Inadequate Remedy at Law
The court further reasoned that Fuchs did not have an adequate remedy at law due to the nature of the potential damages from the breach of contract. It acknowledged that the difficulties in estimating damages arising from the breach made legal remedies insufficient. The court highlighted that damages might be difficult to quantify, especially considering the fluctuating requirements of the defendant's business. It stressed that equitable remedies, such as injunctions, are appropriate where damages are uncertain and not easily estimable. The court concluded that the instability created by the defendant's breach warranted the intervention of equity, reinforcing the need for an injunction to prevent further breaches of the contract.
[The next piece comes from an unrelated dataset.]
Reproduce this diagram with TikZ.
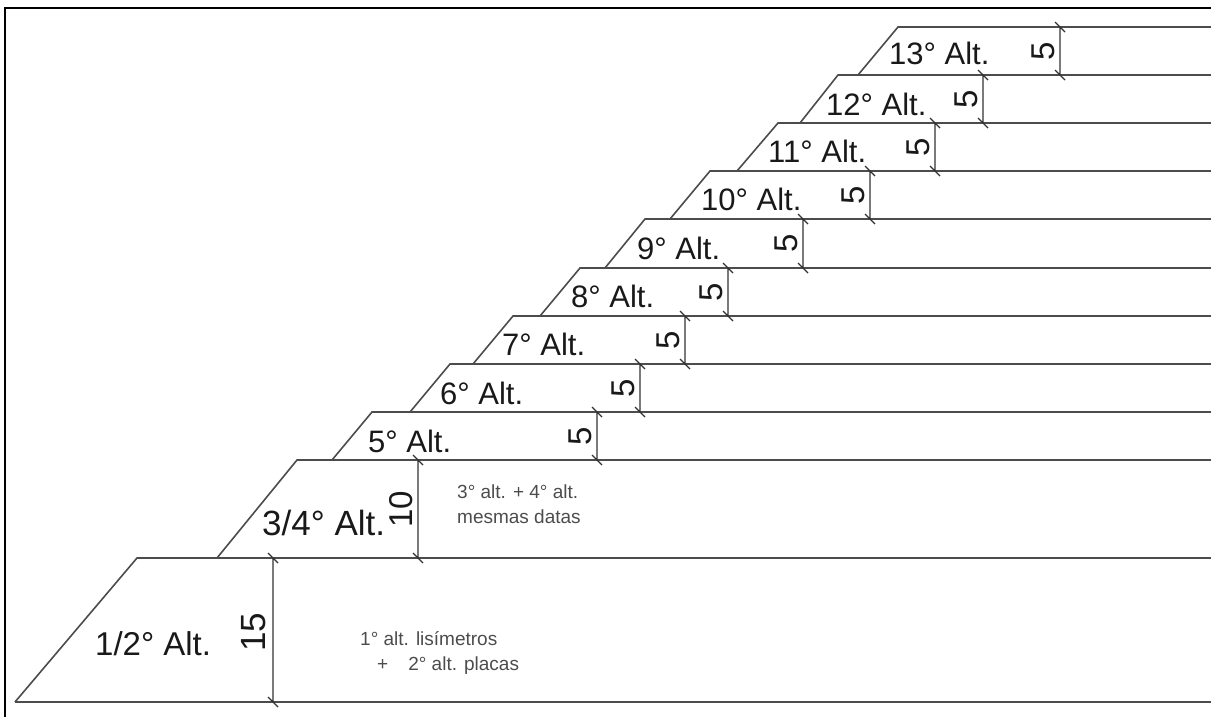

Equitable Relief and Contract Enforcement
Finally, the court examined the appropriateness of granting injunctive relief to enforce the contract. It held that equitable remedies, like injunctions, could be applied even when mutuality of remedy was absent, especially in cases where the stability of contractual obligations was at stake. The court recognized that injunctive relief would serve to compel the defendant to adhere to its contractual commitments and prevent future breaches. It referred to past cases where courts granted injunctions to uphold negative covenants in contracts, thus ensuring that parties performed their obligations rather than compensating for breaches. Ultimately, the court determined that Fuchs's amended petition adequately stated a cause of action for equitable relief, permitting him to seek an injunction against Motor Stage Co. for its breach of contract.